Bosquet et Moerman, si différents, se retrouvent aujourd’hui associés dans l’ornement le plus célèbre du château ressuscité: le bijou de théâtre baroque de 130 places qu’y créa Madame Tallien. Certaines des colonnes soutenant le balcon proviennent du Château de Fontainebleau, qui lui avait servi de modèle. C’est l’écrin des saisons musicales de Chimay, avec des concerts publics et des séances beaucoup plus privées, des master classes pour des chanteuses d’opéra Les décors de scène ont la patte de Thierry Bosquet, au plafond, c’est Jean-Luc Moerman qui occupe l’espace, avec un intrigant “origami” géant, en papier découpé par l’artiste et les 13 enfants d’une famille de Chimay discrètement soutenue par les princes.
Il a choisi la liberté à Chimay
La petite scène, elle, est juste assez grande pour le Steinway à queue choisi pour elle à Hambourg par Valeri Afanassiev, lauréat 1972 du Concours Reine Elisabeth de piano.
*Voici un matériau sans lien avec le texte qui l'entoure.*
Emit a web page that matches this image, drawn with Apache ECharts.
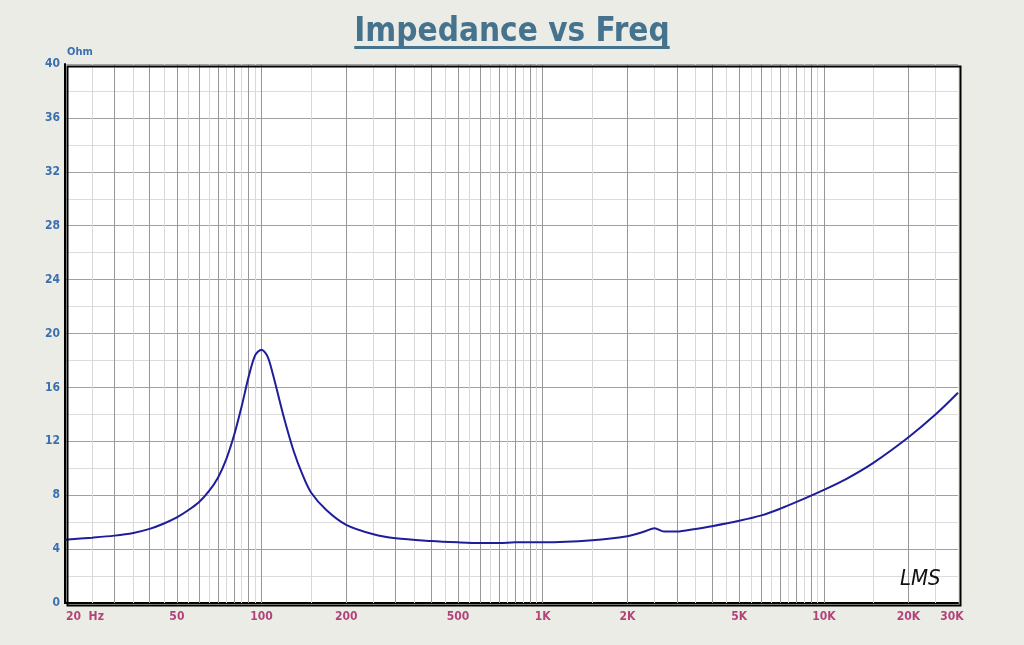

Il l’a sélectionné avec un soin tout particulier, en témoignage de gratitude pour l’immense cadeau reçu à Chimay, quarante ans plus tôt. En 1974, Afanassiev donne son premier récital à Chimay. Il a résolu de fuir l’oppression communiste d’Union soviétique et de passer à l’Ouest, tout est arrangé. Quand les applaudissements fusent dans la salle, le pianiste salue, une main frappe sur son épaule. C’est le signal. La main est celle du prince Elie, le père de Philippe. Il emmène Afanassiev dans les coulisses sous un prétexte et le fait sortir du château par un souterrain. C’est sans doute un des plus beaux présents jamais faits à un artiste par un prince: un avenir libre.